Since the 'Small Number' is smaller, its reciprocal $$\frac{1}{\text{Small Number}}$$ will be larger than the reciprocal of the 'Large Number', which is $$\frac{1}{2 \times \text{Small Number}}$$.
So, we set up the subtraction as:
$$\frac{1}{\text{Small Number}} - \frac{1}{2 \times \text{Small Number}} = \frac{1}{8}$$.

**step4** Simplifying the difference of reciprocals

To subtract the fractions on the left side, we need a common denominator. The denominators are 'Small Number' and '$$2 \times \text{Small Number}$$'. The common denominator is '$$2 \times \text{Small Number}$$'.
We can rewrite the first fraction $$\frac{1}{\text{Small Number}}$$ by multiplying its numerator and denominator by 2:
$$\frac{1}{\text{Small Number}} = \frac{1 \times 2}{\text{Small Number} \times 2} = \frac{2}{2 \times \text{Small Number}}$$.
Now, our subtraction becomes:
$$\frac{2}{2 \times \text{Small Number}} - \frac{1}{2 \times \text{Small Number}}$$.
Subtracting the numerators while keeping the common denominator, we get:
$$\frac{2 - 1}{2 \times \text{Small Number}} = \frac{1}{2 \times \text{Small Number}}$$.

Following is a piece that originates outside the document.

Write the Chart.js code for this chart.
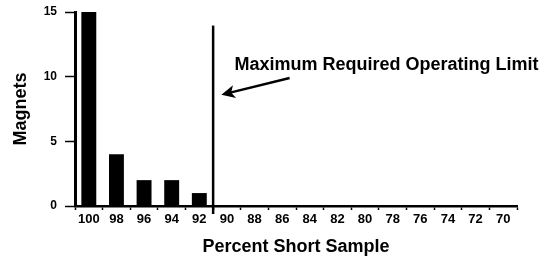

**step5** Solving for the smaller integer

From the previous step, we found that the difference of the reciprocals simplifies to $$\frac{1}{2 \times \text{Small Number}}$$.
We were given that this difference is $$\frac{1}{8}$$.
So, we can write the equality:
$$\frac{1}{2 \times \text{Small Number}} = \frac{1}{8}$$.
For two fractions with the same numerator (in this case, 1) to be equal, their denominators must also be equal.
Therefore, $$2 \times \text{Small Number} = 8$$.
To find the 'Small Number', we need to think: what number multiplied by 2 gives 8? Or, we can divide 8 by 2.
$$\text{Small Number} = 8 \div 2$$
$$\text{Small Number} = 4$$.
So, the smaller integer is 4.

**step6** Finding the larger integer

The problem states that the larger integer is twice the smaller integer.
Since we found the smaller integer to be 4, the larger integer is:
$$2 \times 4 = 8$$.
So, the two integers are 4 and 8.

**step7** Verifying the solution

Let's check if our two integers, 4 and 8, satisfy all the conditions given in the problem:
1. Is one integer twice the other?
Yes, 8 is indeed twice 4 ($$2 \times 4 = 8$$).
2. Is the difference of their reciprocals $$\frac{1}{8}$$?
The reciprocal of 4 is $$\frac{1}{4}$$.
The reciprocal of 8 is $$\frac{1}{8}$$.
The difference is $$\frac{1}{4} - \frac{1}{8}$$.
To subtract these fractions, we find a common denominator, which is 8. We can rewrite $$\frac{1}{4}$$ as $$\frac{1 \times 2}{4 \times 2} = \frac{2}{8}$$.
Now, the difference is $$\frac{2}{8} - \frac{1}{8} = \frac{1}{8}$$.
Both conditions are met. Therefore, the two integers are 4 and 8.